Source records start

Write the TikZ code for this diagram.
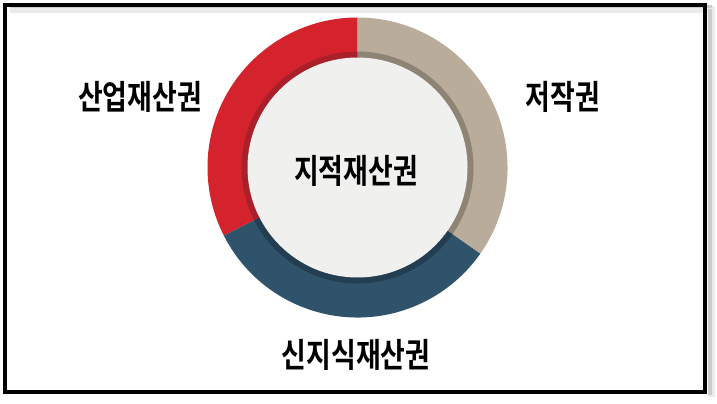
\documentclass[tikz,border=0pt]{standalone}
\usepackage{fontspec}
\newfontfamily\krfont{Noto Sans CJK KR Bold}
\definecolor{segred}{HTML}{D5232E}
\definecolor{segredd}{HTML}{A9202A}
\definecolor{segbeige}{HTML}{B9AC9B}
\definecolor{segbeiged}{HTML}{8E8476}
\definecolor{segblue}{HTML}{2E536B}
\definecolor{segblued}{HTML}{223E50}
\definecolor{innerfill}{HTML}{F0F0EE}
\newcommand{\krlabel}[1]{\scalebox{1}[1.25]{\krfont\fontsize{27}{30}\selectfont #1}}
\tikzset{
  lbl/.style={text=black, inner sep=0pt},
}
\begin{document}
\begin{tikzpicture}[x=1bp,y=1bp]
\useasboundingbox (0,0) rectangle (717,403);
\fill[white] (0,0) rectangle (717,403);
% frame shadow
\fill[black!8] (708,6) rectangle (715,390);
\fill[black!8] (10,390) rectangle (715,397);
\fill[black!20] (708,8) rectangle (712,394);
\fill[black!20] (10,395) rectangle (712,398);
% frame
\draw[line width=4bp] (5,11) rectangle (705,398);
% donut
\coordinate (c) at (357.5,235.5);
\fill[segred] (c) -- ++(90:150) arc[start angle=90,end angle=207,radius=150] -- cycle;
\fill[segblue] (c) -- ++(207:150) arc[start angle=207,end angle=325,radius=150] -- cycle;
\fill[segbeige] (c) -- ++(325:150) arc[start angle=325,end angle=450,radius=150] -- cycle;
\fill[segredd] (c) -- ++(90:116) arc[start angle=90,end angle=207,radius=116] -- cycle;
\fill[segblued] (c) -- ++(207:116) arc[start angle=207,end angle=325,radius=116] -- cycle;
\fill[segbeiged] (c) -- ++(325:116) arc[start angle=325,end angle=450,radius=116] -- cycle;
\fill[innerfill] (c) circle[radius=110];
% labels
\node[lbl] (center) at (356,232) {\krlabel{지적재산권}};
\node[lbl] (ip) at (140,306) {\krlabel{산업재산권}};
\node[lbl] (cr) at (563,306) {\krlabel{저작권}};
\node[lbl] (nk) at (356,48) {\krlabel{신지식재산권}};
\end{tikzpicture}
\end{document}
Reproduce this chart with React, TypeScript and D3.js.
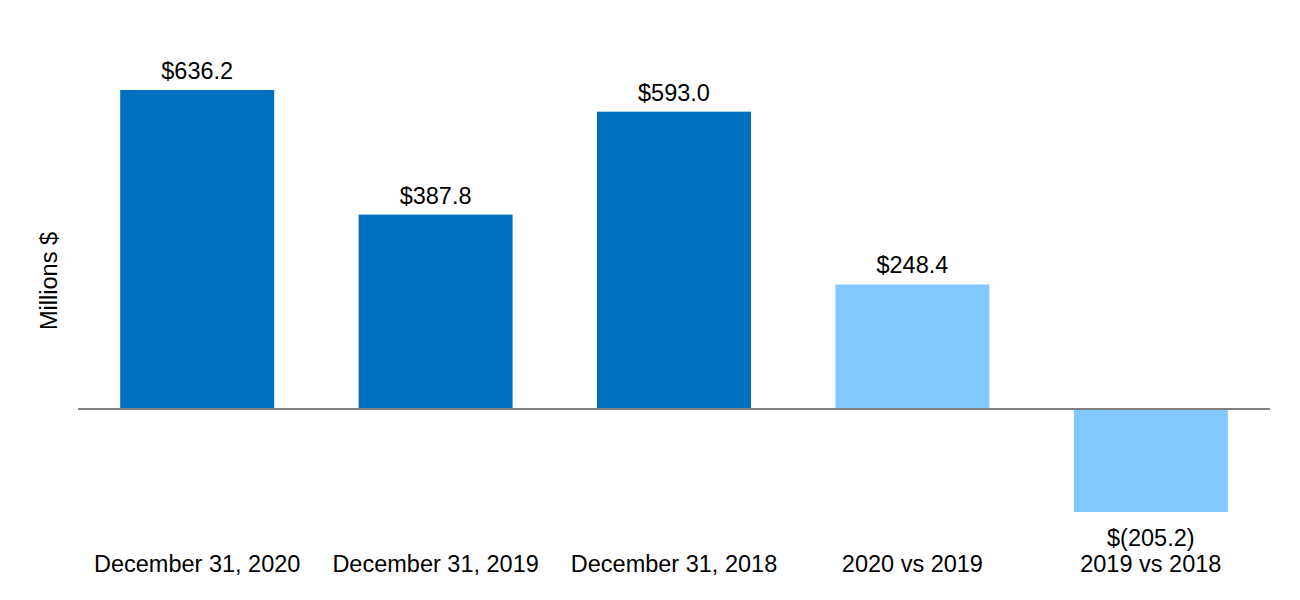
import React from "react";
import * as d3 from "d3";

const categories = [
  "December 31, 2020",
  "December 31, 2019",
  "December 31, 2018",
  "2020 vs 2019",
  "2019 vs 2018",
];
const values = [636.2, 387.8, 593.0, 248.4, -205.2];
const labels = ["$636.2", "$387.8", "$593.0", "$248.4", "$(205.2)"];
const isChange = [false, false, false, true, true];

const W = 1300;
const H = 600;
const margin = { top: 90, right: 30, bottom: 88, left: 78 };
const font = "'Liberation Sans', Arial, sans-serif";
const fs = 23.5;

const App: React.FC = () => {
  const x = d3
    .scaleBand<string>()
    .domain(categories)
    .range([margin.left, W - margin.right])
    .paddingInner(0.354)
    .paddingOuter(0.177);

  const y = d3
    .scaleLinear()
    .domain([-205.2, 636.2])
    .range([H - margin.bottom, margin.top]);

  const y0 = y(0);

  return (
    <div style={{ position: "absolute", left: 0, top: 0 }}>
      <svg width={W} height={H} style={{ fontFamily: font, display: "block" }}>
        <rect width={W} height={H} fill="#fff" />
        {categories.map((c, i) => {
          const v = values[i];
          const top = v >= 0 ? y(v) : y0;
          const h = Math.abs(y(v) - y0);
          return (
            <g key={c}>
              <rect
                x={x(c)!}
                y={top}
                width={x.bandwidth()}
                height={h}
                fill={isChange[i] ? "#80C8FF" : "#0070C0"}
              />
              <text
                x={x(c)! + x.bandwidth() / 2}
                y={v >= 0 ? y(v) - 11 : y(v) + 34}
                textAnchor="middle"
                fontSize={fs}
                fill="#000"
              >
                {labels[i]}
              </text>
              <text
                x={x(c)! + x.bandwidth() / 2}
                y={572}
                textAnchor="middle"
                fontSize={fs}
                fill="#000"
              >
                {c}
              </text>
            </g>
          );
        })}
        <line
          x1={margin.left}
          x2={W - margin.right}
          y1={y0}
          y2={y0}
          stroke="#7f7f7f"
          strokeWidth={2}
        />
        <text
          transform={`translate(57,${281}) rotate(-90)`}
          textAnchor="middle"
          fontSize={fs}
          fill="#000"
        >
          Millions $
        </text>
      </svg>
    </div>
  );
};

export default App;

Source records end

• What to produce
Skip every picture and transcribe the data above exactly.

• Task solution
Write the TikZ code for this diagram.
\documentclass[tikz,border=0pt]{standalone}
\usepackage{fontspec}
\newfontfamily\krfont{Noto Sans CJK KR Bold}
\definecolor{segred}{HTML}{D5232E}
\definecolor{segredd}{HTML}{A9202A}
\definecolor{segbeige}{HTML}{B9AC9B}
\definecolor{segbeiged}{HTML}{8E8476}
\definecolor{segblue}{HTML}{2E536B}
\definecolor{segblued}{HTML}{223E50}
\definecolor{innerfill}{HTML}{F0F0EE}
\newcommand{\krlabel}[1]{\scalebox{1}[1.25]{\krfont\fontsize{27}{30}\selectfont #1}}
\tikzset{
  lbl/.style={text=black, inner sep=0pt},
}
\begin{document}
\begin{tikzpicture}[x=1bp,y=1bp]
\useasboundingbox (0,0) rectangle (717,403);
\fill[white] (0,0) rectangle (717,403);
% frame shadow
\fill[black!8] (708,6) rectangle (715,390);
\fill[black!8] (10,390) rectangle (715,397);
\fill[black!20] (708,8) rectangle (712,394);
\fill[black!20] (10,395) rectangle (712,398);
% frame
\draw[line width=4bp] (5,11) rectangle (705,398);
% donut
\coordinate (c) at (357.5,235.5);
\fill[segred] (c) -- ++(90:150) arc[start angle=90,end angle=207,radius=150] -- cycle;
\fill[segblue] (c) -- ++(207:150) arc[start angle=207,end angle=325,radius=150] -- cycle;
\fill[segbeige] (c) -- ++(325:150) arc[start angle=325,end angle=450,radius=150] -- cycle;
\fill[segredd] (c) -- ++(90:116) arc[start angle=90,end angle=207,radius=116] -- cycle;
\fill[segblued] (c) -- ++(207:116) arc[start angle=207,end angle=325,radius=116] -- cycle;
\fill[segbeiged] (c) -- ++(325:116) arc[start angle=325,end angle=450,radius=116] -- cycle;
\fill[innerfill] (c) circle[radius=110];
% labels
\node[lbl] (center) at (356,232) {\krlabel{지적재산권}};
\node[lbl] (ip) at (140,306) {\krlabel{산업재산권}};
\node[lbl] (cr) at (563,306) {\krlabel{저작권}};
\node[lbl] (nk) at (356,48) {\krlabel{신지식재산권}};
\end{tikzpicture}
\end{document}
Reproduce this chart with React, TypeScript and D3.js.
import React from "react";
import * as d3 from "d3";

const categories = [
  "December 31, 2020",
  "December 31, 2019",
  "December 31, 2018",
  "2020 vs 2019",
  "2019 vs 2018",
];
const values = [636.2, 387.8, 593.0, 248.4, -205.2];
const labels = ["$636.2", "$387.8", "$593.0", "$248.4", "$(205.2)"];
const isChange = [false, false, false, true, true];

const W = 1300;
const H = 600;
const margin = { top: 90, right: 30, bottom: 88, left: 78 };
const font = "'Liberation Sans', Arial, sans-serif";
const fs = 23.5;

const App: React.FC = () => {
  const x = d3
    .scaleBand<string>()
    .domain(categories)
    .range([margin.left, W - margin.right])
    .paddingInner(0.354)
    .paddingOuter(0.177);

  const y = d3
    .scaleLinear()
    .domain([-205.2, 636.2])
    .range([H - margin.bottom, margin.top]);

  const y0 = y(0);

  return (
    <div style={{ position: "absolute", left: 0, top: 0 }}>
      <svg width={W} height={H} style={{ fontFamily: font, display: "block" }}>
        <rect width={W} height={H} fill="#fff" />
        {categories.map((c, i) => {
          const v = values[i];
          const top = v >= 0 ? y(v) : y0;
          const h = Math.abs(y(v) - y0);
          return (
            <g key={c}>
              <rect
                x={x(c)!}
                y={top}
                width={x.bandwidth()}
                height={h}
                fill={isChange[i] ? "#80C8FF" : "#0070C0"}
              />
              <text
                x={x(c)! + x.bandwidth() / 2}
                y={v >= 0 ? y(v) - 11 : y(v) + 34}
                textAnchor="middle"
                fontSize={fs}
                fill="#000"
              >
                {labels[i]}
              </text>
              <text
                x={x(c)! + x.bandwidth() / 2}
                y={572}
                textAnchor="middle"
                fontSize={fs}
                fill="#000"
              >
                {c}
              </text>
            </g>
          );
        })}
        <line
          x1={margin.left}
          x2={W - margin.right}
          y1={y0}
          y2={y0}
          stroke="#7f7f7f"
          strokeWidth={2}
        />
        <text
          transform={`translate(57,${281}) rotate(-90)`}
          textAnchor="middle"
          fontSize={fs}
          fill="#000"
        >
          Millions $
        </text>
      </svg>
    </div>
  );
};

export default App;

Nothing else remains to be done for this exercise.